A Word of Caution: When the Recipe Goes Wrong

No discussion of structured finance is complete without mentioning the 2008 Global Financial Crisis. The system’s complexity became its downfall. When the underlying assets (in that case, subprime mortgages) started to fail at high rates, the losses cascaded up through the tranches in ways many investors didn’t understand.

The models used to rate the safety of the tranches were flawed because they assumed housing prices would never fall on a national level. When they did, even tranches rated as “super safe” suffered massive losses. It was a stark reminder that no matter how sophisticated the financial recipe, the quality of the final dish always depends on the quality of the raw ingredients.

Since 2008, regulations like the Dodd-Frank Act have been put in place to increase transparency and require originators to retain some of the risk (often called “skin in the game”), ensuring they have a vested interest in the quality of the loans they originate.

Frequently Asked Questions

What is the main purpose of structured finance?

The main purpose is to repackage illiquid assets into new securities to redistribute risk, increase liquidity for lenders, and create new investment opportunities for investors with varying risk appetites.

Is structured finance the same as a traditional loan?

No. A traditional loan is a simple agreement between a borrower and a lender. Structured finance takes thousands of these loans and transforms them into entirely new, tradable financial instruments called securities.
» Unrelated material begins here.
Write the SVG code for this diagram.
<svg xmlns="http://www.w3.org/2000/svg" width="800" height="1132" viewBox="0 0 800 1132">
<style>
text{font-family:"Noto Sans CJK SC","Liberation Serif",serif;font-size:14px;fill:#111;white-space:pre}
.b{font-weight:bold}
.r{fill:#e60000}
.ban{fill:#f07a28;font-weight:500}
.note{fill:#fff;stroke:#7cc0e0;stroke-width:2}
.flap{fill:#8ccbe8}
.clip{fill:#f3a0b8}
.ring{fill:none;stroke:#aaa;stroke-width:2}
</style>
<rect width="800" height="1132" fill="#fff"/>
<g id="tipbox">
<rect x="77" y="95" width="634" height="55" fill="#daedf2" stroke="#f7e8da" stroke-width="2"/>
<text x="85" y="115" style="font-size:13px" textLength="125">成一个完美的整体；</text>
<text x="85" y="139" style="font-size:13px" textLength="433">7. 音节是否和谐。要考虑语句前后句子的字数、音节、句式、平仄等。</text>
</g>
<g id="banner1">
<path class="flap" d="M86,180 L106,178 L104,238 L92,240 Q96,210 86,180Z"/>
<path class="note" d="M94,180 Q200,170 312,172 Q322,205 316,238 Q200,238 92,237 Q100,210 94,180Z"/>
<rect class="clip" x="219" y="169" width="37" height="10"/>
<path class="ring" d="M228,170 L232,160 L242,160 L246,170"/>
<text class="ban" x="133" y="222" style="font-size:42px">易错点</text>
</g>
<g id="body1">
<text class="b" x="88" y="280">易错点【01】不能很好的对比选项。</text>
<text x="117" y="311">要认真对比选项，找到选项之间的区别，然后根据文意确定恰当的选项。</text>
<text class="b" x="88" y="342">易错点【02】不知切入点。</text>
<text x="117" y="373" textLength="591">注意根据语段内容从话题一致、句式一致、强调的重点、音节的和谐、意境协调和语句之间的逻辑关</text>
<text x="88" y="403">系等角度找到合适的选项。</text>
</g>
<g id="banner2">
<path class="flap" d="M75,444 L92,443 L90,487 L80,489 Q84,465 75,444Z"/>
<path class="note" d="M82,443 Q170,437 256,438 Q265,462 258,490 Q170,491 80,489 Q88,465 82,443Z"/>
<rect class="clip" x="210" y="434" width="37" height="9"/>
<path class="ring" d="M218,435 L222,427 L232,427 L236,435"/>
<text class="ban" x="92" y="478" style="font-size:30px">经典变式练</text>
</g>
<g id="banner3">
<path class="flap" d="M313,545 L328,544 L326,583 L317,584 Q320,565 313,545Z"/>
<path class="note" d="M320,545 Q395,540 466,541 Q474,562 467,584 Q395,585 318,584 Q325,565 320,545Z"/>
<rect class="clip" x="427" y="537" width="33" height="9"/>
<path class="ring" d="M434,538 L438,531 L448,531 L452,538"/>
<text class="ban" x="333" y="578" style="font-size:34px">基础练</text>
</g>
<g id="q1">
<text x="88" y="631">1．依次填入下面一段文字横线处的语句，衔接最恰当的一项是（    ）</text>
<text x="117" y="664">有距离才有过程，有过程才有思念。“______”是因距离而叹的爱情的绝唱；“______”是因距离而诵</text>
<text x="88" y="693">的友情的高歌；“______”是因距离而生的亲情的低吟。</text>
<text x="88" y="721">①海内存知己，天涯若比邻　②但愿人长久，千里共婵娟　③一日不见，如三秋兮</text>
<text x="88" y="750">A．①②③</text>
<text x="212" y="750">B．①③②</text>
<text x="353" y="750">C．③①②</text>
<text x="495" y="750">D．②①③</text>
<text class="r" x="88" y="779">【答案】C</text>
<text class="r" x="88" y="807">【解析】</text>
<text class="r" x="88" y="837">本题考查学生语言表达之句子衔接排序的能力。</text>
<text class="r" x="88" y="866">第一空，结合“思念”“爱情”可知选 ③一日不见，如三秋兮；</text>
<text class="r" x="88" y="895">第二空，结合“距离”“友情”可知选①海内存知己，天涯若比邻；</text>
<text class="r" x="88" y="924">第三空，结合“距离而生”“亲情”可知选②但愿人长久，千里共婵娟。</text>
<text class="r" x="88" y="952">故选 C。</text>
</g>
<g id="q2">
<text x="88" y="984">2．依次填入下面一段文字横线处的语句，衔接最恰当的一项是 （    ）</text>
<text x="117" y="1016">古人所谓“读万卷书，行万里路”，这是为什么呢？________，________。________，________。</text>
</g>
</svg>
Who uses structured finance?

It’s used extensively by banks, credit unions, and other financial institutions to manage their balance sheets. The resulting securities are purchased by a wide range of institutional investors, including pension funds, insurance companies, and hedge funds.

Is structured finance always risky?

Not necessarily. The risk depends entirely on which tranche you invest in. Senior tranches are designed to be very low-risk, while equity tranches are inherently high-risk. The danger arises when investors don’t fully understand the risk of the specific security they are buying.